_WORK TO DO_. Copy out the records precisely, omitting pictures.

__________________________________________________

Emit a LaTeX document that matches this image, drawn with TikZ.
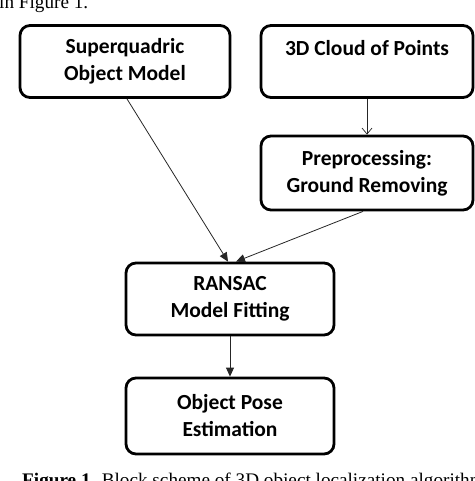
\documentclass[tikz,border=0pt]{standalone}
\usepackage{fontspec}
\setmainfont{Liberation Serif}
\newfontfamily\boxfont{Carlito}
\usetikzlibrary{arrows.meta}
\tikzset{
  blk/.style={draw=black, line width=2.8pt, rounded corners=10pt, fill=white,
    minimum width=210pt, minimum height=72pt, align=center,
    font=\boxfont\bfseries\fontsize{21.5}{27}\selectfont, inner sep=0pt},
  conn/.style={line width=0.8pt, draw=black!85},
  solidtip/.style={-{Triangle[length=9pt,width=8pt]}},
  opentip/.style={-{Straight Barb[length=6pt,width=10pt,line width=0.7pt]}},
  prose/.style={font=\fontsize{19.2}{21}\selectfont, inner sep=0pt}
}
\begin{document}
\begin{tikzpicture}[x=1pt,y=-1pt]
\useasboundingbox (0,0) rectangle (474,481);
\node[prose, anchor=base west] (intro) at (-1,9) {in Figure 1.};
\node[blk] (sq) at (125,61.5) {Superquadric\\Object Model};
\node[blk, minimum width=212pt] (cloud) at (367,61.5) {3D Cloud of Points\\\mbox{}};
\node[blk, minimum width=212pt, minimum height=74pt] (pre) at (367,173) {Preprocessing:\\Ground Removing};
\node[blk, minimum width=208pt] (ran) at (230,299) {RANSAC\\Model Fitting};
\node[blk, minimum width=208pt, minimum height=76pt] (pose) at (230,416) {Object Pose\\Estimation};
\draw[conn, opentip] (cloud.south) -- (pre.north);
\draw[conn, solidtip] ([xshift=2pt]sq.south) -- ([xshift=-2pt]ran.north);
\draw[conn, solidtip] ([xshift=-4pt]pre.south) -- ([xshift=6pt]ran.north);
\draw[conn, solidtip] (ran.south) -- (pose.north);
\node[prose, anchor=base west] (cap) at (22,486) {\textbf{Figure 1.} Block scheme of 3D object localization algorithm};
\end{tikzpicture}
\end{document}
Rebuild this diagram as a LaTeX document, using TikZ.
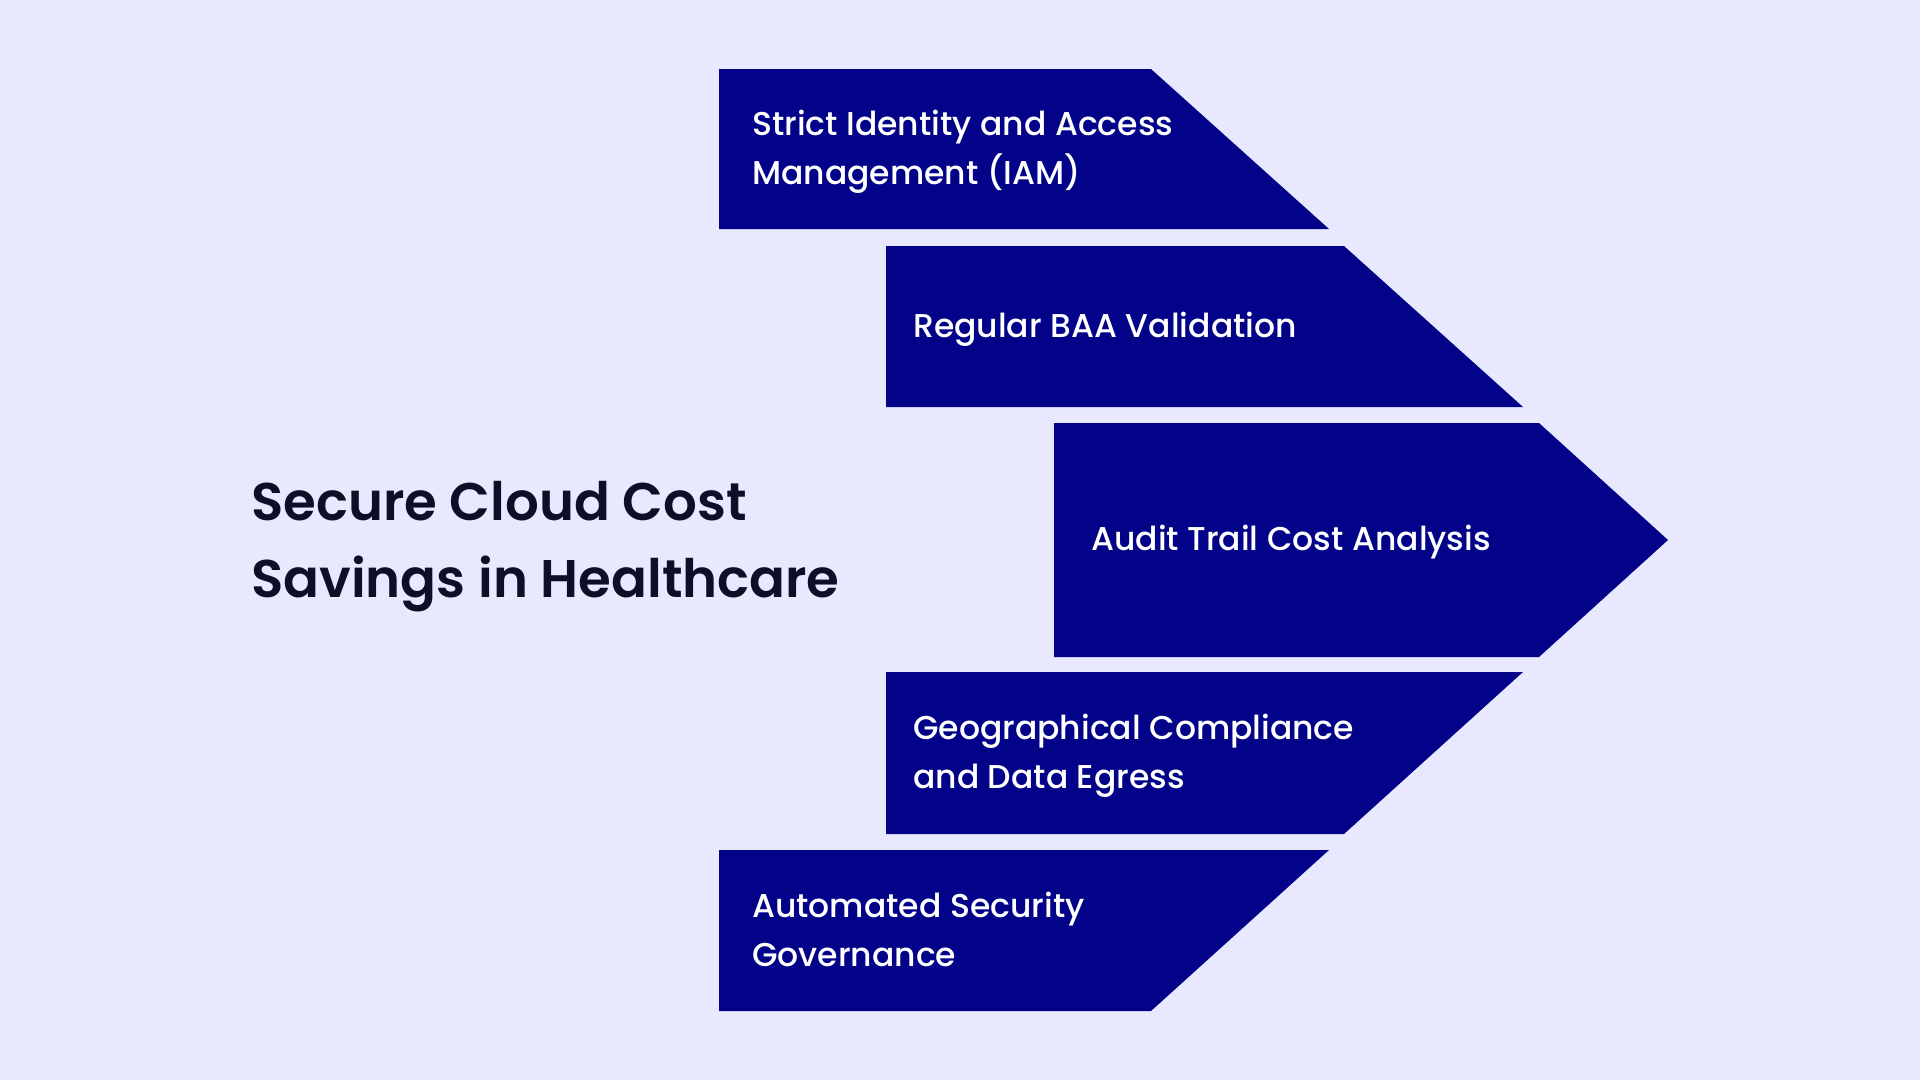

__________________________________________________

_FULL OUTPUT_.
Emit a LaTeX document that matches this image, drawn with TikZ.
\documentclass[tikz,border=0pt]{standalone}
\usepackage{fontspec}
\setmainfont{Liberation Serif}
\newfontfamily\boxfont{Carlito}
\usetikzlibrary{arrows.meta}
\tikzset{
  blk/.style={draw=black, line width=2.8pt, rounded corners=10pt, fill=white,
    minimum width=210pt, minimum height=72pt, align=center,
    font=\boxfont\bfseries\fontsize{21.5}{27}\selectfont, inner sep=0pt},
  conn/.style={line width=0.8pt, draw=black!85},
  solidtip/.style={-{Triangle[length=9pt,width=8pt]}},
  opentip/.style={-{Straight Barb[length=6pt,width=10pt,line width=0.7pt]}},
  prose/.style={font=\fontsize{19.2}{21}\selectfont, inner sep=0pt}
}
\begin{document}
\begin{tikzpicture}[x=1pt,y=-1pt]
\useasboundingbox (0,0) rectangle (474,481);
\node[prose, anchor=base west] (intro) at (-1,9) {in Figure 1.};
\node[blk] (sq) at (125,61.5) {Superquadric\\Object Model};
\node[blk, minimum width=212pt] (cloud) at (367,61.5) {3D Cloud of Points\\\mbox{}};
\node[blk, minimum width=212pt, minimum height=74pt] (pre) at (367,173) {Preprocessing:\\Ground Removing};
\node[blk, minimum width=208pt] (ran) at (230,299) {RANSAC\\Model Fitting};
\node[blk, minimum width=208pt, minimum height=76pt] (pose) at (230,416) {Object Pose\\Estimation};
\draw[conn, opentip] (cloud.south) -- (pre.north);
\draw[conn, solidtip] ([xshift=2pt]sq.south) -- ([xshift=-2pt]ran.north);
\draw[conn, solidtip] ([xshift=-4pt]pre.south) -- ([xshift=6pt]ran.north);
\draw[conn, solidtip] (ran.south) -- (pose.north);
\node[prose, anchor=base west] (cap) at (22,486) {\textbf{Figure 1.} Block scheme of 3D object localization algorithm};
\end{tikzpicture}
\end{document}
Rebuild this diagram as a LaTeX document, using TikZ.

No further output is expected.